What is the best method for tuning your antenna? Specifically, what equipment is best for evaluating the match? As we stated earlier, a swept response is always the most informative. The return loss curves above are an example of swept responses. Those plots were made on a network analyzer. What you see with a swept return is the performance at every frequency within the response of the antenna. Any imperfections in your coaxial feedline, coaxial relays, switches, splices etc. will all contribute to introduce a mismatch into your system. On a swept response plot, this mismatch will appear as "ripple" on the basic passband of the antenna. The more ripple, the worse the mismatch is. If you are using your transmitter and an in line wattmeter, you may be 100 % oblivious to all this. Your operating frequency may look just great, but a change up or down in frequency of 500 kHz may show a very different story. A great match at 144.2 may become a 2:1 problem at 144.7 MHz! If you will look at the above SWR curves, they appear quite smooth over a wide range. There was no cable between the measuring device and the antenna. Had there been 100 ft of good coax cable in between, the response would look much bumpier. Even good coaxial cable will have 25 dB return loss at 432. I have seen brand new coax cable measure out at 10 dB at 144 MHz! This is about a 2:1 VSWR! Any antenna will look horrible when measured through such a cable. You can visualize your coaxial cable as a dirty window through which you must look. The longer it is, the dirtier that window becomes. Semi rigid cables such as the Andrew Heliax and Cablewave products, all routinely show much improved VSWR specs over conventional braided cables. They will generally be less than 30 dB up to 1 GHz or so. This is a 1.06:1 VSWR and makes for a pretty clean window! The idea is to put your measuring device as close to the antenna as possible, then be sure any jumper cable employed has been tested for minimum VSWR at your frequency of interest. It is always good practice to put your VSWR testing equipment as close to the antenna as possible for the best possible results.
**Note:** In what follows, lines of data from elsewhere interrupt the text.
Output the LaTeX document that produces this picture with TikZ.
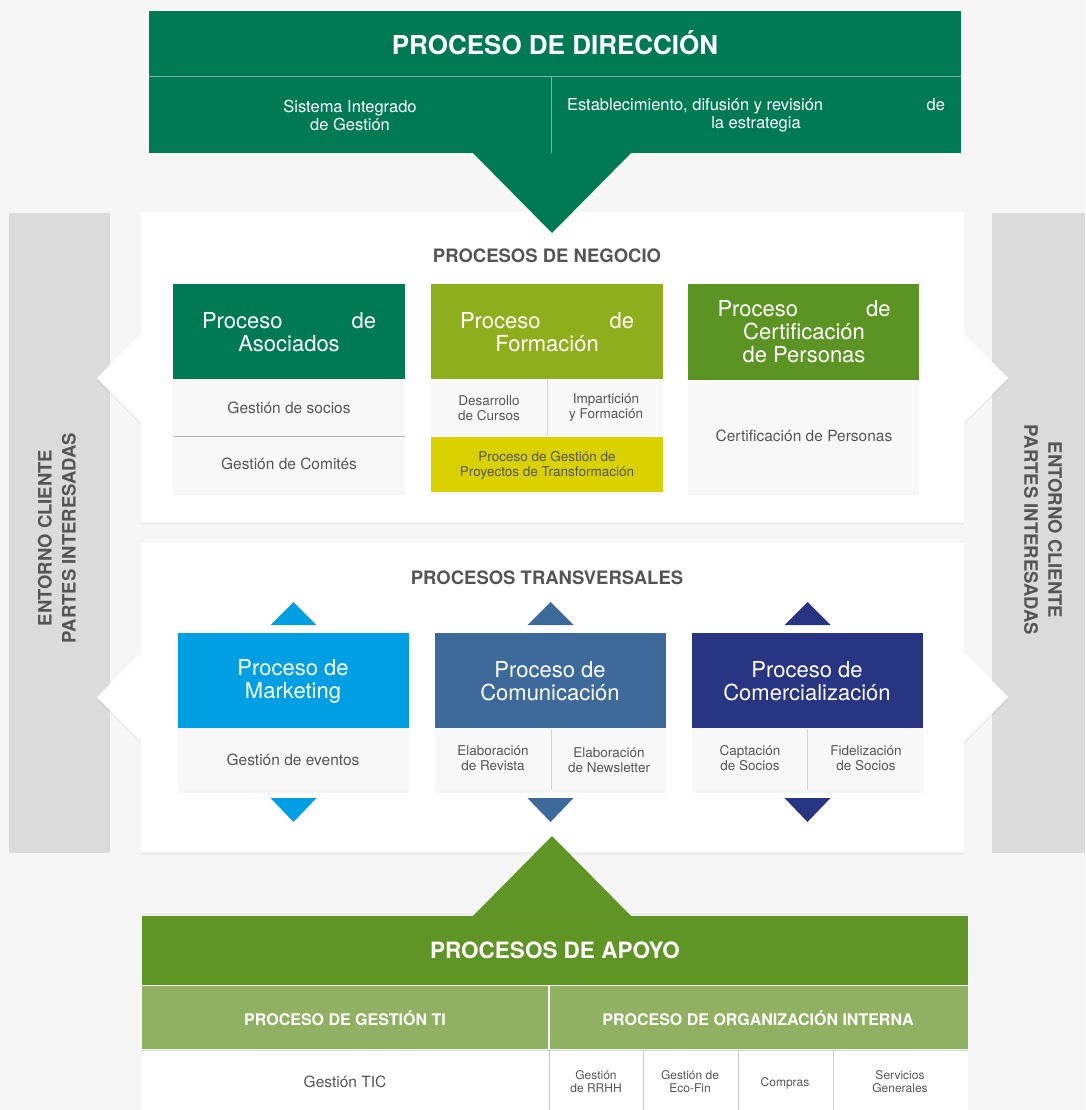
\documentclass[tikz,border=0pt]{standalone}
\usepackage{fontspec}
\setmainfont{TeX Gyre Heros}
\usetikzlibrary{shadows}

\definecolor{bggray}{HTML}{F6F6F6}
\definecolor{sidegray}{HTML}{DBDBDB}
\definecolor{txtgray}{HTML}{555555}
\definecolor{linegray}{HTML}{B5B5B5}
\definecolor{cellbg}{HTML}{F8F8F8}
\definecolor{dirgreen}{HTML}{007A53}
\definecolor{forgreen}{HTML}{8FAE1B}
\definecolor{cergreen}{HTML}{5C9424}
\definecolor{proyellow}{HTML}{D9D200}
\definecolor{mkblue}{HTML}{009FE3}
\definecolor{comblue}{HTML}{3D6A9A}
\definecolor{comnavy}{HTML}{283583}
\definecolor{apoyogreen}{HTML}{5E9525}
\definecolor{apoyolight}{HTML}{8FB161}

\tikzset{
  panel/.style={fill=white, drop shadow={opacity=.07, shadow xshift=0pt, shadow yshift=-3pt}},
  card/.style={fill=cellbg, drop shadow={opacity=.07, shadow xshift=0pt, shadow yshift=-2.5pt}},
  bigtitle/.style={text=white, font=\bfseries\fontsize{26}{28}\selectfont},
  subtext/.style={text=white, align=center, font=\fontsize{16.5}{18}\selectfont},
  sectitle/.style={text=txtgray, font=\bfseries\fontsize{18.5}{20}\selectfont},
  hdrtext/.style={text=white, align=center, font=\fontsize{22}{23}\selectfont},
  celltext/.style={text=txtgray, align=center, font=\fontsize{15.5}{18}\selectfont},
  smalltext/.style={text=txtgray, align=center, font=\fontsize{13.5}{15}\selectfont},
  tinytext/.style={text=txtgray, align=center, font=\fontsize{12}{13}\selectfont},
  sidetext/.style={text=txtgray, align=center, font=\bfseries\fontsize{18.5}{24}\selectfont},
  apoyotext/.style={text=white, font=\bfseries\fontsize{16}{18}\selectfont},
}

\begin{document}
\begin{tikzpicture}[x=1pt, y=-1pt]

    \fill[bggray] (0,0) rectangle (1085,1110);
    \useasboundingbox (0,0) rectangle (1085,1110);

    \fill[sidegray] (9,213) rectangle (110,853);
    \fill[sidegray] (992,213) rectangle (1085,853);
    \node[sidetext, rotate=90]  (entornoL) at (57,538)   {ENTORNO CLIENTE\\PARTES INTERESADAS};
    \node[sidetext, rotate=-90] (entornoR) at (1043,530) {ENTORNO CLIENTE\\PARTES INTERESADAS};

    \foreach \t/\m/\b in {212/378/522, 543/697/852} {
      \path[panel] (141,\t) -- (964,\t) -- (964,\m-44) -- (1008,\m) -- (964,\m+44) -- (964,\b)
        -- (141,\b) -- (141,\m+44) -- (97,\m) -- (141,\m-44) -- cycle;
    }

    % direccion
    \fill[dirgreen] (149,11) rectangle (961,153);
    \fill[dirgreen] (472,152) -- (632,152) -- (552,233) -- cycle;
    \draw[white, opacity=.45] (149,76.5) -- (961,76.5);
    \draw[white, opacity=.45] (551,77) -- (551,153);
    \node[bigtitle] (dir) at (555,43) {PROCESO DE DIRECCIÓN};
    \node[subtext]  (sig) at (350,115) {Sistema Integrado\\de Gestión};
    \node[subtext]  (est) at (756,115) {\makebox[378pt]{Establecimiento, difusión y revisión\hfill de}\\la estrategia};

    % negocio
    \node[sectitle] (negocio) at (547,256) {PROCESOS DE NEGOCIO};

    \path[card] (173,284) rectangle (405,492);
    \fill[dirgreen] (173,284) rectangle (405,379);
    \draw[linegray] (173,436.5) -- (405,436.5);
    \node[hdrtext]  (aso)    at (289,332) {\makebox[174pt]{Proceso\hfill de}\\Asociados};
    \node[celltext] (socios) at (289,408) {Gestión de socios};
    \node[celltext] (comit)  at (289,464) {Gestión de Comités};

    \path[card] (431,284) rectangle (663,492);
    \fill[forgreen] (431,284) rectangle (663,379);
    \fill[proyellow] (431,437) rectangle (663,492);
    \draw[linegray!60] (547,380) -- (547,436);
    \node[hdrtext]   (form)  at (547,332) {\makebox[174pt]{Proceso\hfill de}\\Formación};
    \node[smalltext] (desa)  at (489,408) {Desarrollo\\de Cursos};
    \node[smalltext] (impa)  at (606,408) {Impartición\\y Formación};
    \node[smalltext] (proy)  at (547,465) {Proceso de Gestión de\\Proyectos de Transformación};

    \path[card] (688,284) rectangle (919,492);
    \fill[cergreen] (688,284) rectangle (919,380);
    \node[hdrtext]  (cert)  at (804,332) {\makebox[173pt]{Proceso\hfill de}\\Certificación\\de Personas};
    \node[celltext] (certp) at (804,436) {Certificación de Personas};

    % transversales
    \node[sectitle] (transv) at (547,578) {PROCESOS TRANSVERSALES};

    \foreach \c/\col in {293.5/mkblue, 550.5/comblue, 807.5/comnavy} {
      \fill[\col] (\c-23,625) -- (\c+23,625) -- (\c,602) -- cycle;
      \fill[\col] (\c-23,798) -- (\c+23,798) -- (\c,822) -- cycle;
      \path[card] (\c-115.5,633) rectangle (\c+115.5,790);
      \fill[\col] (\c-115.5,633) rectangle (\c+115.5,728);
    }
    \draw[linegray!60] (551,729) -- (551,790);
    \draw[linegray!60] (807,729) -- (807,790);

    \node[hdrtext]   (mkt)    at (293,681) {Proceso de\\Marketing};
    \node[celltext]  (event)  at (293,760) {Gestión de eventos};
    \node[hdrtext]   (comu)   at (550,681) {Proceso de\\Comunicación};
    \node[smalltext] (revis)  at (493,758) {Elaboración\\de Revista};
    \node[smalltext] (news)   at (609,760) {Elaboración\\de Newsletter};
    \node[hdrtext]   (comer)  at (807,681) {Proceso de\\Comercialización};
    \node[smalltext] (capt)   at (750,758) {Captación\\de Socios};
    \node[smalltext] (fide)   at (866,758) {Fidelización\\de Socios};

    % apoyo
    \fill[apoyogreen] (472,917) -- (632,917) -- (552,836) -- cycle;
    \path[fill=apoyogreen, drop shadow={opacity=.07, shadow xshift=0pt, shadow yshift=3pt}] (142,916) rectangle (968,985);
    \fill[apoyolight] (142,986) rectangle (968,1049);
    \fill[white] (142,1050) rectangle (968,1110);
    \draw[white, line width=1.2pt] (142,985.5) -- (968,985.5);
    \draw[white, line width=1.5pt] (549,986) -- (549,1049);
    \draw[linegray!60] (142,1050) -- (968,1050);
    \foreach \x in {549, 643, 738, 833} {
      \draw[linegray!70] (\x,1050) -- (\x,1110);
    }

    \node[text=white, font=\bfseries\fontsize{22.5}{24}\selectfont] (apoyo) at (555,950) {PROCESOS DE APOYO};
    \node[apoyotext] (gti)   at (345,1018) {PROCESO DE GESTIÓN TI};
    \node[apoyotext] (orgi)  at (758,1018) {PROCESO DE ORGANIZACIÓN INTERNA};
    \node[celltext]  (tic)   at (345,1082) {Gestión TIC};
    \node[tinytext]  (rrhh)  at (596,1082) {Gestión\\de RRHH};
    \node[tinytext]  (eco)   at (690,1082) {Gestión de\\Eco-Fin};
    \node[tinytext]  (comp)  at (785,1083) {Compras};
    \node[tinytext]  (serv)  at (900,1082) {Servicios\\Generales};

\end{tikzpicture}
\end{document}
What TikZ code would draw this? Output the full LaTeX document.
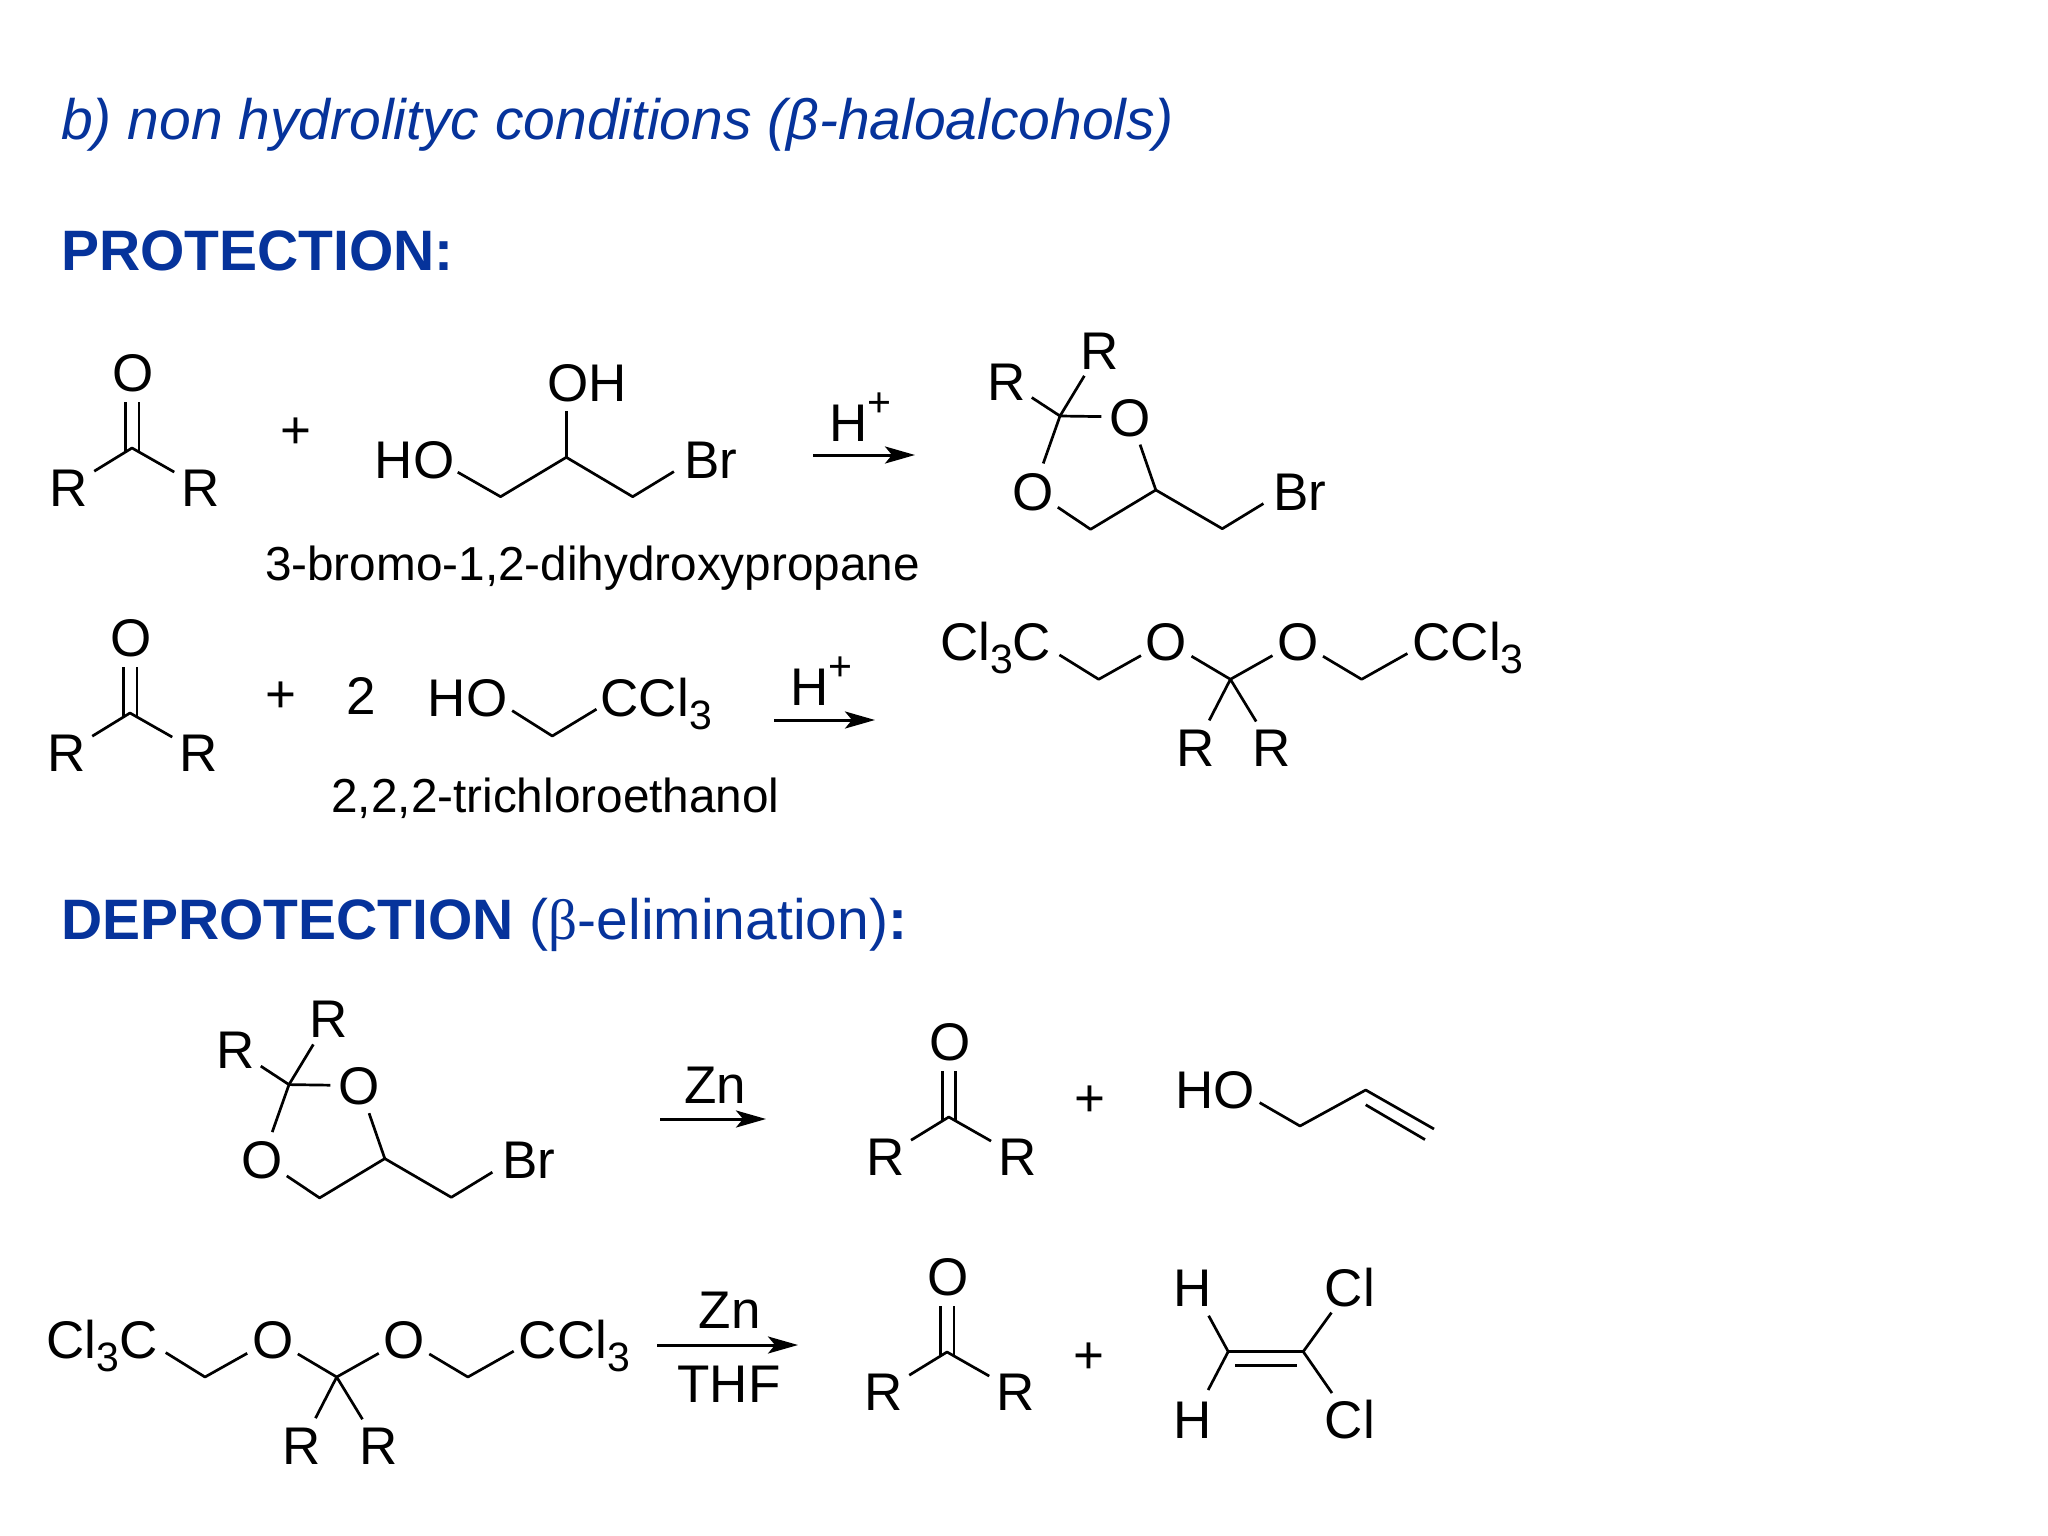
\documentclass[tikz,border=0pt]{standalone}
\usepackage{fontspec}
\setmainfont{Liberation Sans}
\newfontfamily\serifb{Liberation Serif}
\usetikzlibrary{arrows.meta}
\definecolor{titleblue}{HTML}{06339B}
\newcommand{\chemfont}{\fontsize{53}{60}\selectfont}
\newcommand{\namefont}{\fontsize{47.7}{56}\selectfont}
\newcommand{\titlefont}{\fontsize{57}{66}\selectfont}
\newcommand{\sbt}[1]{\raisebox{-13pt}{\fontsize{41}{41}\selectfont #1}}
\newcommand{\spl}{\raisebox{25pt}{\fontsize{41}{41}\selectfont +}}
\tikzset{
  x=1pt,y=-1pt,
  bond/.style={line width=2.7pt,black,line cap=butt,line join=round},
  rxn/.style={line width=3pt,black,-{Stealth[length=30pt,width=17pt,inset=7pt]}},
  atom/.style={circle,inner sep=0pt,minimum size=#1,text height=38pt,text depth=0pt,font=\chemfont,anchor=center},
  atom/.default=58pt,
  ratom/.style={atom=60pt},
  chain/.style={rectangle,inner sep=0pt,text height=38pt,text depth=0pt,font=\chemfont,anchor=base west},
  plain/.style={inner sep=0pt,font=\chemfont,anchor=base},
  iupac/.style={inner sep=0pt,font=\namefont,anchor=base},
  heading/.style={inner sep=0pt,font=\titlefont,text=titleblue,anchor=base west},
  ketone/.pic={
    \coordinate (-c) at (0,0);
    \node[atom] (-O) at (1.5,-76) {O};
    \node[ratom] (-R1) at (-63.5,39) {R};
    \node[ratom] (-R2) at (68.5,39) {R};
    \coordinate (-a1) at (-6.5,-46); \coordinate (-a2) at (-6.5,3);
    \coordinate (-b1) at (7,-46); \coordinate (-b2) at (7,3);
    \draw[bond] (-R1) -- (-c) -- (-R2);
    \draw[bond] (-a1) -- (-a2);
    \draw[bond] (-b1) -- (-b2);
  },
  dioxolane/.pic={
    \coordinate (-c) at (0,0);
    \coordinate (-c4) at (95.8,74);
    \coordinate (-c5) at (30.6,113.3);
    \coordinate (-c6) at (162.3,112.7);
    \node[ratom] (-R1) at (-53.5,-35) {R};
    \node[ratom] (-R2) at (40,-66) {R};
    \node[atom] (-O1) at (70.5,1) {O};
    \node[atom] (-O2) at (-26.5,75) {O};
    \node[atom=77pt] (-Br) at (240,75) {Br};
    \draw[bond] (-R1) -- (-c) -- (-R2);
    \draw[bond] (-c) -- (-O1);
    \draw[bond] (-c) -- (-O2);
    \draw[bond] (-O2) -- (-c5) -- (-c4) -- (-O1);
    \draw[bond] (-c4) -- (-c6) -- (-Br.199);
  },
  acetal/.pic={
    \coordinate (-c) at (0,0);
    \coordinate (-l) at (-131.7,0);
    \coordinate (-r) at (131.2,0);
    \node[chain] (-Cl) at (-290.5,-18.6) {Cl\sbt{3}C};
    \node[chain] (-CC) at (182,-19) {CCl\sbt{3}};
    \node[atom] (-O1) at (-64,-38) {O};
    \node[atom] (-O2) at (67.5,-38) {O};
    \node[ratom] (-R1) at (-35,68) {R};
    \node[ratom] (-R2) at (41.5,68) {R};
    \draw[bond] ([xshift=8pt,yshift=6pt]-Cl.south east) -- (-l) -- (-O1);
    \draw[bond] (-O1) -- (-c) -- (-O2);
    \draw[bond] (-O2) -- (-r) -- ([xshift=-5pt,yshift=7pt]-CC.south west);
    \draw[bond] (-R1) -- (-c) -- (-R2);
  }
}
\begin{document}
\begin{tikzpicture}
\useasboundingbox (0,0) rectangle (2048,1536);
\fill[white] (0,0) rectangle (2048,1536);
% headings
\node[heading,font=\titlefont\itshape] (t1) at (61,140) {b) non hydrolityc conditions (β-haloalcohols)};
\node[heading,font=\titlefont\bfseries] (t2) at (61,270) {PROTECTION:};
\node[heading] (t3) at (61,939.5) {\textbf{DEPROTECTION} ({\serifb β}-elimination)\textbf{:}};
% row 1
\pic (k1) at (132,448) {ketone};
\node[plain] (p1) at (296,448) {+};
\coordinate (d1) at (500.6,496.7);
\coordinate (d2) at (566.3,457.3);
\coordinate (d3) at (632.7,496.7);
\node[atom=90pt] (ho1) at (414.5,459) {HO};
\node[rectangle,inner sep=5pt,text height=38pt,text depth=0pt,font=\chemfont] (oh1) at (587,382) {OH};
\node[atom=77pt] (br1) at (710.5,459) {Br};
\draw[bond] (ho1.-17) -- (d1) -- (d2) -- (d3) -- (br1.199);
\draw[bond,shorten >=5pt] (d2) -- (d2 |- oh1.south);
\node[iupac] (n1) at (592.5,580) {3-bromo-1,2-dihydroxypropane};
\node[chain] (hp1) at (829,441) {H\spl};
\coordinate (a1s) at (813,455); \coordinate (a1e) at (915,455);
\draw[rxn] (a1s) -- (a1e);
\pic (dx1) at (1060,416) {dioxolane};
% row 2
\pic (k2) at (130,713) {ketone};
\node[plain] (p2) at (281,712) {+};
\node[plain] (two) at (361.6,714) {2};
\coordinate (e1) at (552.3,736);
\node[atom=93pt] (ho2) at (467.5,697) {HO};
\node[chain] (cc2) at (600.5,716) {CCl\sbt{3}};
\draw[bond] (ho2.-17) -- (e1) -- ([xshift=-4pt,yshift=7pt]cc2.south west);
\node[iupac] (n2) at (555.5,812) {2,2,2-trichloroethanol};
\node[chain] (hp2) at (790,705) {H\spl};
\coordinate (a2s) at (774,720); \coordinate (a2e) at (875,720);
\draw[rxn] (a2s) -- (a2e);
\pic (ac1) at (1230.4,679.3) {acetal};
% row 3
\pic (dx2) at (289,1084.6) {dioxolane};
\node[plain] (zn1) at (715.5,1103) {Zn};
\coordinate (a3s) at (660,1119); \coordinate (a3e) at (766,1119);
\draw[rxn] (a3s) -- (a3e);
\pic (k3) at (948.8,1117) {ketone};
\node[plain] (p3) at (1089.8,1116) {+};
\node[atom=93pt] (ho3) at (1215,1089) {HO};
\coordinate (f1) at (1300,1126);
\coordinate (f2) at (1365.7,1090);
\coordinate (f3) at (1434,1129);
\coordinate (f4) at (1365.7,1104.8);
\coordinate (f5) at (1425,1139.6);
\draw[bond] (ho3.-17) -- (f1) -- (f2) -- (f3);
\draw[bond] (f4) -- (f5);
% row 4
\pic (ac2) at (336.7,1377) {acetal};
\node[plain] (zn2) at (729.6,1328) {Zn};
\node[plain] (thf) at (729,1402) {THF};
\coordinate (a4s) at (657,1345); \coordinate (a4e) at (798,1345);
\draw[rxn] (a4s) -- (a4e);
\pic (k4) at (947,1352) {ketone};
\node[plain] (p4) at (1088.5,1373) {+};
\coordinate (g1) at (1228.2,1351.6);
\coordinate (g2) at (1303.2,1351.6);
\coordinate (g3) at (1235.4,1365.5);
\coordinate (g4) at (1297,1365.5);
\node[atom=65pt] (h1) at (1193,1287) {H};
\node[atom=65pt] (h2) at (1193,1419) {H};
\node[atom=62pt] (cl1) at (1350,1287) {Cl};
\node[atom=62pt] (cl2) at (1350,1419) {Cl};
\draw[bond] (h1) -- (g1) -- (h2);
\draw[bond] (cl1) -- (g2) -- (cl2);
\draw[bond] (g1) -- (g2);
\draw[bond] (g3) -- (g4);
\end{tikzpicture}
\end{document}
So in summary, if you cannot use a swept measurement system, the next best thing is a manual swept system. Measure the VSWR at many frequencies across the band. If you use your transmitter and a wattmeter, this may take some time, but it is well worth it, as it will show the degree of passband ripple in your system. If you use a signal generator and a homebrew return loss bridge, it is easy to see any ripple just by turning the tuning crank on the signal generator. Watch the bumps go by as you tune!! Some antenna analyzers have built in sources that can be tuned easily as well. If you have a vector analyzer, you need to make only one measurement and read the degree of mismatch / reactance. Some inexpensive analyzers do provide a sort of vector response. It is always a good idea to verify that they are reading correctly. Many suffer from gross inaccuracies at frequencies of 144 MHz and above, that caution is in order. A good tip off is the use of UHF connectors. The ubiquitous PL-259 & SO-239 are notorious above 144 MHz. Typical mismatches for them are about 25 dB return loss at 144, increasing to 20 dB at 222, and about 15 dB return loss at 432. They will cause errors at all VHF frequencies when placed in the transmission line. You will not be able to trust your results with them. Your measurement is only as good as the weakest (read poorest return loss) link in the system.